Review of Holy Man

Holy Man (1998)
7/10
A Drama, Not a Comedy, about The Truthfulness in The Contemporary Materialistic World !
27 January 2010
Warning: Spoilers
Now here's a movie where the problem is in the wrong way that people look at it, and receive it.

It's about the condition of truthfulness in our contemporary materialistic world, showing that the truthful man isn't the one who doesn't lie at all, because that's hard to happen, but he's the one who lies less than the others.

I liked selecting the field of advertisement to make the whole movie in it. This world of unceasing commercials was an epitome of the world that we live of shiny seductive fibs, where everything is a commodity that has to be sold anyway, anyhow, with or without credibility; which can be sold also accompanied by any bad commodity. This environment created the perfect irony with the main issue.

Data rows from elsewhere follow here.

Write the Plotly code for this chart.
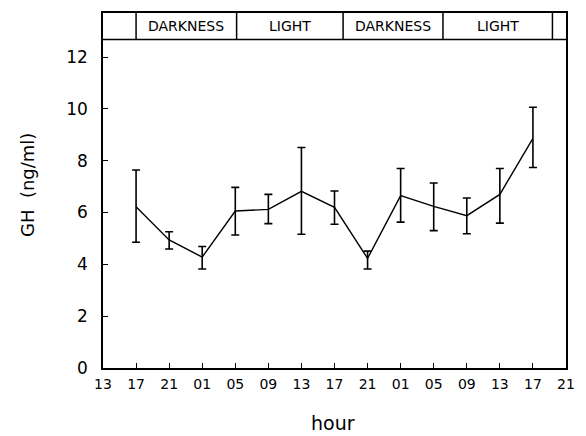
import plotly.graph_objects as go

# Sampling times (4-hour steps) and tick labels on the hour axis
hour_labels = ["13", "17", "21", "01", "05", "09", "13", "17", "21",
               "01", "05", "09", "13", "17", "21"]
sample_idx = list(range(1, 14))

# Mean GH (ng/ml) with upper / lower ends of the error bars
gh_mean = [6.22, 4.94, 4.28, 6.06, 6.12, 6.82, 6.20, 4.23, 6.65, 6.24, 5.88, 6.70, 8.86]
gh_upper = [7.64, 5.26, 4.69, 6.97, 6.70, 8.51, 6.83, 4.51, 7.70, 7.14, 6.56, 7.70, 10.06]
gh_lower = [4.85, 4.59, 3.82, 5.13, 5.57, 5.16, 5.55, 3.82, 5.63, 5.30, 5.18, 5.59, 7.74]

# Light/dark periods shown in the strip above the plot (axis units)
period_edges = [0, 1.0, 4.04, 7.26, 10.28, 13.59, 14]
period_names = ["", "DARKNESS", "LIGHT", "DARKNESS", "LIGHT", ""]

FONT = "DejaVu Sans"
Y_MAX = 12.68   # top of the data area / bottom of the period strip
Y_TOP = 13.7    # top of the period strip

err_plus = [u - m for u, m in zip(gh_upper, gh_mean)]
err_minus = [m - l for m, l in zip(gh_mean, gh_lower)]

fig = go.Figure()
fig.add_trace(go.Scatter(
    x=sample_idx, y=gh_mean, mode="lines",
    line=dict(color="black", width=1.4),
    error_y=dict(type="data", symmetric=False, array=err_plus, arrayminus=err_minus,
                 color="black", thickness=1.6, width=4),
    showlegend=False, hoverinfo="skip",
))

shapes = [dict(type="line", xref="x", yref="y", x0=0, x1=14, y0=Y_MAX, y1=Y_MAX,
               line=dict(color="black", width=1.5))]
annotations = []
for i, name in enumerate(period_names):
    x0, x1 = period_edges[i], period_edges[i + 1]
    if 0 < x0:
        shapes.append(dict(type="line", xref="x", yref="y", x0=x0, x1=x0,
                           y0=Y_MAX, y1=Y_TOP, line=dict(color="black", width=1.5)))
    if name:
        annotations.append(dict(x=(x0 + x1) / 2, y=(Y_MAX + Y_TOP) / 2, xref="x", yref="y",
                                text=name, showarrow=False,
                                font=dict(family=FONT, size=14, color="black")))

annotations.append(dict(x=0.496, y=-0.155, xref="paper", yref="paper", text="hour",
                        showarrow=False, xanchor="center", yanchor="middle",
                        font=dict(family=FONT, size=19, color="black")))
annotations.append(dict(x=-0.1645, y=0.515, xref="paper", yref="paper", text="GH  (ng/ml)",
                        showarrow=False, xanchor="center", yanchor="middle", textangle=-90,
                        font=dict(family=FONT, size=18, color="black")))

fig.update_layout(
    width=586, height=436,
    margin=dict(l=103, r=11, t=13, b=68),
    paper_bgcolor="white", plot_bgcolor="white",
    shapes=shapes, annotations=annotations,
    xaxis=dict(range=[0, 14], tickmode="array", tickvals=list(range(15)), ticktext=hour_labels,
               ticks="inside", ticklen=5, tickwidth=1.3, tickcolor="black",
               showline=True, linecolor="black", linewidth=1.5, mirror=True,
               showgrid=False, zeroline=False, ticklabelstandoff=2,
               tickfont=dict(family=FONT, size=14, color="black")),
    yaxis=dict(range=[0, Y_TOP], tickmode="array", tickvals=list(range(0, 13, 2)),
               ticks="inside", ticklen=5, tickwidth=1.3, tickcolor="black",
               showline=True, linecolor="black", linewidth=1.5, mirror=True,
               showgrid=False, zeroline=False, ticklabelstandoff=10,
               tickfont=dict(family=FONT, size=17, color="black")),
)

fig.write_html("out.html")
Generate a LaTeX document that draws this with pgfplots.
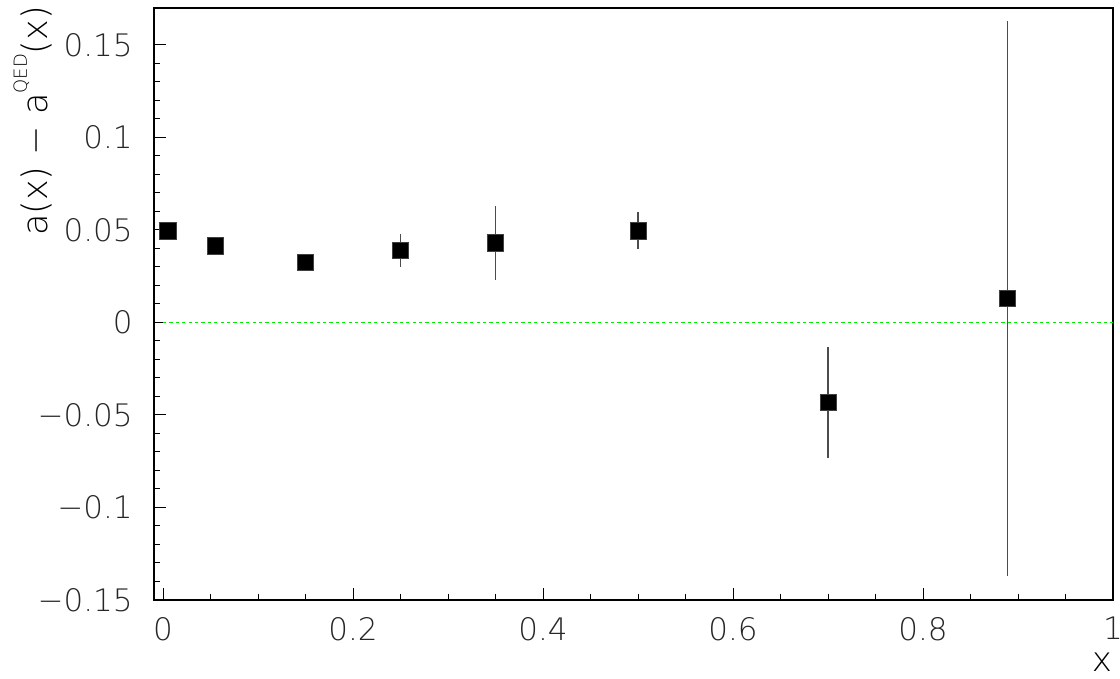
\documentclass[border=0pt]{standalone}
\usepackage{pgfplots}
\pgfplotsset{compat=1.18}
\usepackage{fontspec}
\setmainfont{DejaVu Sans ExtraLight}
\pgfplotstableread{
x y e
0.005 0.0495 0.003
0.055 0.0415 0.003
0.150 0.0325 0.003
0.250 0.0390 0.009
0.350 0.0430 0.020
0.500 0.0495 0.010
0.700 -0.0430 0.030
0.889 0.0130 0.150
}\datatable
\begin{document}
\begin{tikzpicture}
\useasboundingbox (-77pt,-39.5pt) rectangle (483pt,300pt);
\begin{axis}[
  at={(0,0)}, anchor=south west,
  scale only axis, width=479.5pt, height=296pt,
  xmin=-0.0095, xmax=1.0, ymin=-0.15, ymax=0.17,
  axis line style={line width=0.6pt},
  tick pos=left, tick align=inside,
  major tick length=6pt, minor tick length=3pt,
  tick style={black, line width=0.5pt},
  xtick={0,0.2,0.4,0.6,0.8,1}, xticklabels={0,0.2,0.4,0.6,0.8,1},
  minor x tick num=3,
  ytick={-0.15,-0.1,-0.05,0,0.05,0.1,0.15},
  yticklabels={−0.15,−0.1,−0.05,0,0.05,0.1,0.15},
  minor y tick num=4,
  tick label style={font=\fontsize{15.5}{17}\selectfont, black!85},
  xticklabel style={anchor=north, inner sep=0pt, yshift=-8.5pt},
  yticklabel style={anchor=east, inner sep=0pt, xshift=-10.5pt},
  every axis x label/.style={at={(axis description cs:1,0)}, anchor=base east, xshift=3pt, yshift=-36pt, font=\fontsize{17}{19}\selectfont},
  every axis y label/.style={at={(axis description cs:0,1)}, xshift=-53pt, yshift=4.5pt, rotate=90, anchor=base east, font=\fontsize{17.5}{19}\selectfont},
  xlabel={x},
  ylabel={a(x) − a\raisebox{0.6em}{\fontsize{9}{9}\selectfont QED}(x)},
  clip=false,
]
\addplot[draw={rgb,255:red,0;green,235;blue,0}, line width=0.8pt, dash pattern=on 1.6pt off 1.6pt] coordinates {(0,0) (1,0)};
\addplot[only marks, mark=square*, mark size=4.1pt,
  mark options={fill=black, draw=black!75, line width=0.3pt},
  error bars/.cd, y dir=both, y explicit, error mark=none,
  error bar style={black!70, line width=0.6pt}]
  table[x=x, y=y, y error=e] {\datatable};
\end{axis}
\end{tikzpicture}
\end{document}
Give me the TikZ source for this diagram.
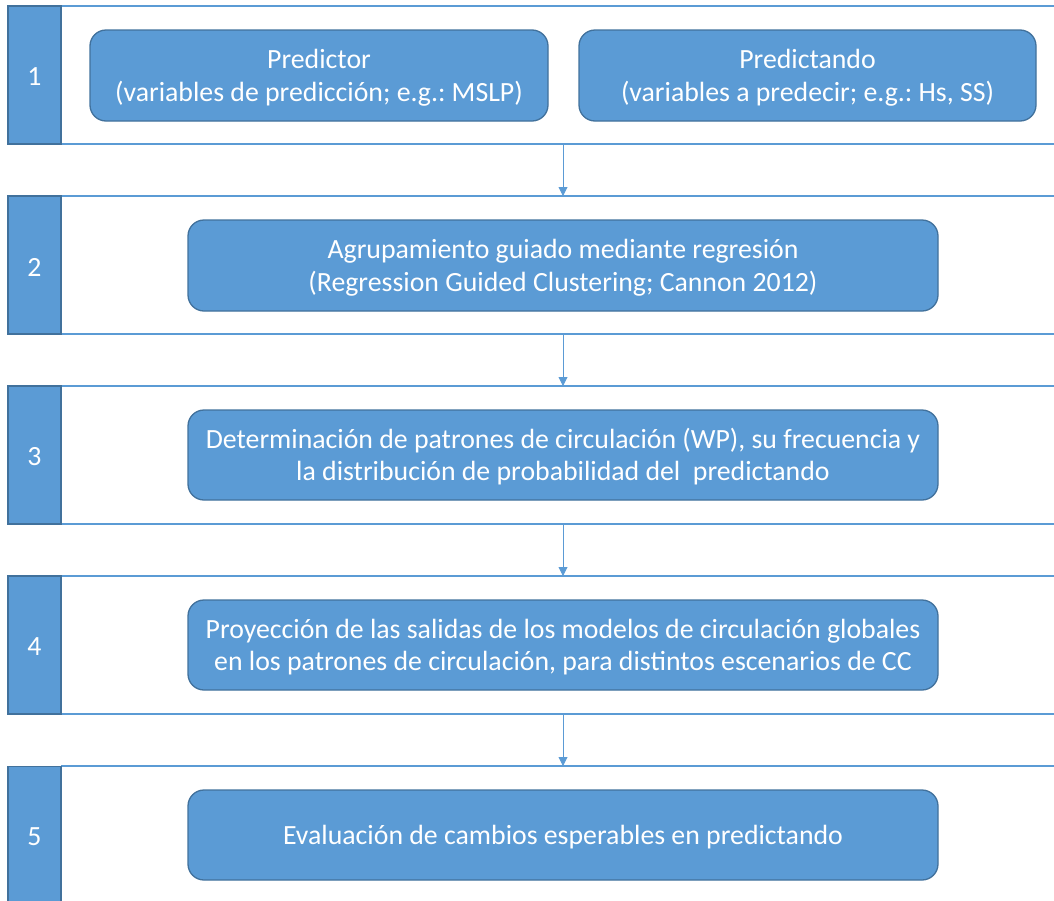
\documentclass[tikz,border=0pt]{standalone}
\usepackage{fontspec}
\setmainfont{Carlito}
\frenchspacing
\usetikzlibrary{arrows.meta}
\definecolor{fillb}{HTML}{5B9BD5}
\definecolor{edgeb}{HTML}{41719C}
\newcommand{\downby}[2]{\raisebox{0pt}[\dimexpr\height+#1\relax][\depth]{#2}}
\newcommand{\twol}[2]{\downby{6pt}{\begin{tabular}{@{}c@{}}#1\\#2\end{tabular}}}
\tikzset{
  bandline/.style={draw=fillb, line width=1.3pt},
  numbox/.style={draw=edgeb, fill=fillb, line width=1.3pt, text=white, font=\fontsize{27.8}{32}\selectfont, inner sep=0pt},
  stepbox/.style={draw=edgeb, fill=fillb, line width=1.3pt, rounded corners=16pt, text=white, font=\fontsize{27.8}{32.5}\selectfont, inner sep=0pt},
  flow/.style={draw=fillb, line width=0.9pt, -{Triangle[width=9pt,length=9pt]}}
}
\begin{document}
\begin{tikzpicture}[x=1pt,y=-1pt]
\useasboundingbox (0,0) rectangle (1054,900);
% bands
\foreach \t/\n in {6/1,196/2,386/3,576/4,766/5}{
  \pgfmathsetmacro{\b}{\t+138}
  \draw[bandline] (61,\t) -- (1060,\t);
  \draw[bandline] (61,\b) -- (1060,\b);
}
\node[numbox, minimum width=53pt, minimum height=138pt] (n1) at (34.5,75) {\downby{4pt}{1}};
\node[numbox, minimum width=53pt, minimum height=138pt] (n2) at (34.5,265) {\downby{4pt}{2}};
\node[numbox, minimum width=53pt, minimum height=138pt] (n3) at (34.5,455) {\downby{4pt}{3}};
\node[numbox, minimum width=53pt, minimum height=138pt] (n4) at (34.5,645) {\downby{4pt}{4}};
\node[numbox, minimum width=53pt, minimum height=150pt, anchor=north] (n5) at (34.5,766) {};
\node[text=white, font=\fontsize{27.8}{32}\selectfont] (t5) at (34.5,837) {5};
% boxes
\node[stepbox, minimum width=458pt, minimum height=91pt] (a) at (319,75.5) {\twol{Predictor}{(variables de predicción; e.g.: MSLP)}};
\node[stepbox, minimum width=457pt, minimum height=91pt] (b) at (807.5,75.5) {\twol{Predictando}{(variables a predecir; e.g.: Hs, SS)}};
\node[stepbox, minimum width=750pt, minimum height=91pt] (c) at (563,265.5) {\twol{Agrupamiento guiado mediante regresión}{(Regression Guided Clustering; Cannon 2012)}};
\node[stepbox, minimum width=750pt, minimum height=90pt] (d) at (563,455) {\twol{Determinación de patrones de circulación (WP), su frecuencia y}{la distribución de probabilidad del \ predictando}};
\node[stepbox, minimum width=750pt, minimum height=90pt] (e) at (563,645) {\twol{Proyección de las salidas de los modelos de circulación globales}{en los patrones de circulación, para distintos escenarios de CC}};
\node[stepbox, minimum width=750pt, minimum height=90pt] (f) at (563,835) {\downby{4pt}{Evaluación de cambios esperables en predictando}};
% arrows
\coordinate (s1) at (563,144); \coordinate (e1) at (563,196);
\coordinate (s2) at (563,334); \coordinate (e2) at (563,386);
\coordinate (s3) at (563,524); \coordinate (e3) at (563,576);
\coordinate (s4) at (563,714); \coordinate (e4) at (563,766);
\draw[flow] (s1) -- (e1);
\draw[flow] (s2) -- (e2);
\draw[flow] (s3) -- (e3);
\draw[flow] (s4) -- (e4);
\end{tikzpicture}
\end{document}
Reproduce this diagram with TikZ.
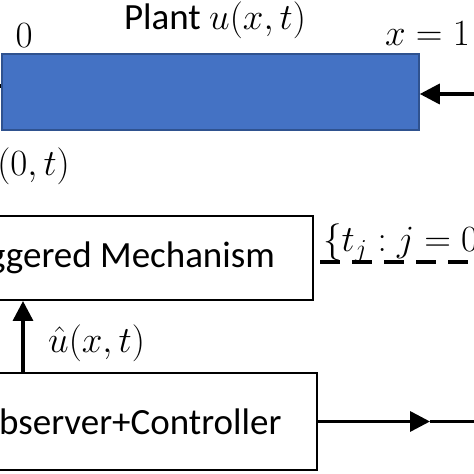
\RequirePackage{fix-cm}
\documentclass[tikz,border=0pt]{standalone}
\usepackage{fontspec}
\setmainfont{Carlito}
\usetikzlibrary{arrows.meta,positioning}
\definecolor{plantblu}{HTML}{4472C4}
\definecolor{plantbordo}{HTML}{2F528F}
\tikzset{
  blocco/.style={draw, line width=2pt, minimum height=84pt, font=\fontsize{37}{44}\selectfont},
  freccia/.style={line width=3.5pt, -{Triangle[length=20pt,width=20pt]}},
  etich/.style={font=\fontsize{37}{44}\selectfont, inner sep=0pt},
}
\begin{document}
\begin{tikzpicture}[x=1pt,y=1pt]
\clip (0,0) rectangle (474,474);
% Impianto
\node[draw=plantbordo, fill=plantblu, line width=1.5pt, minimum width=417pt, minimum height=76pt, inner sep=0pt] (plant) at (210.5,382) {};
\node[etich, anchor=base] (titolo) at (215,444) {Plant $u(x,t)$};
\node[etich, anchor=base] (zero) at (24,426) {$0$};
\node[etich, anchor=base east] (bordo) at (470,428) {$x=1$};
\node[etich, anchor=base east] (uzero) at (70,298) {$u(0,t)$};

% Ingressi e uscite dell'impianto
\coordinate (ingresso) at (474,380);
\draw[freccia] (ingresso) -- (plant.east |- ingresso);
\draw[line width=3.5pt] ([yshift=6pt]plant.west) -- ++(-10,0);

% Blocchi
\node[blocco, minimum width=400pt] (trigger) at (113,216) {Triggered Mechanism};
\node[blocco, minimum width=378pt, minimum height=97pt] (osserv) at (128,52.5) {Observer+Controller};

% Stima
\coordinate (colonna) at (23,0);
\draw[freccia] (osserv.north -| colonna) -- (trigger.south -| colonna);
\node[etich, anchor=base west] (uhat) at (48,121) {$\hat u(x,t)$};

% Istanti di aggiornamento
\coordinate (tratt) at (320,212);
\coordinate (fine) at (480,212);
\draw[line width=4.5pt, dash pattern=on 20pt off 12pt] (tratt) -- (fine);
\node[etich, anchor=base west] (istanti) at (323,222) {$\{t_j : j=0,1,2,\dots\}$};

% Controllo
\coordinate (punta) at (430,52.5);
\coordinate (uscita) at (480,52.5);
\draw[freccia] (osserv.east) -- (punta);
\draw[line width=3.5pt] (punta) -- (uscita);
\end{tikzpicture}
\end{document}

But I liked more and more the confidential talk between the lead / the manager of the advertising channel and his god in the bathroom. It became the only place where he can be alone with his conscience, away from all the people's dirt; or the bigger bathroom; which can't have a way to empty all of its uncountable lies. It's one sharp, so sarcastic, paradox that introduces the toilet as less filthy than that huge liar world around. So when toilets become the only holy place in our world, then what kind of "filthy" world we live indeed?! This summarizes the serious character of this movie which was wrongly understood as yet another comedy for (Eddie Murphy) while it's wholly not.

It's a movie that asks what's holy nowadays. And according to its nice story, there is surely no 100 % holy men at all. Only holy thoughts. The greatest of them all is being truthful. That's holy enough.. just if you can do it.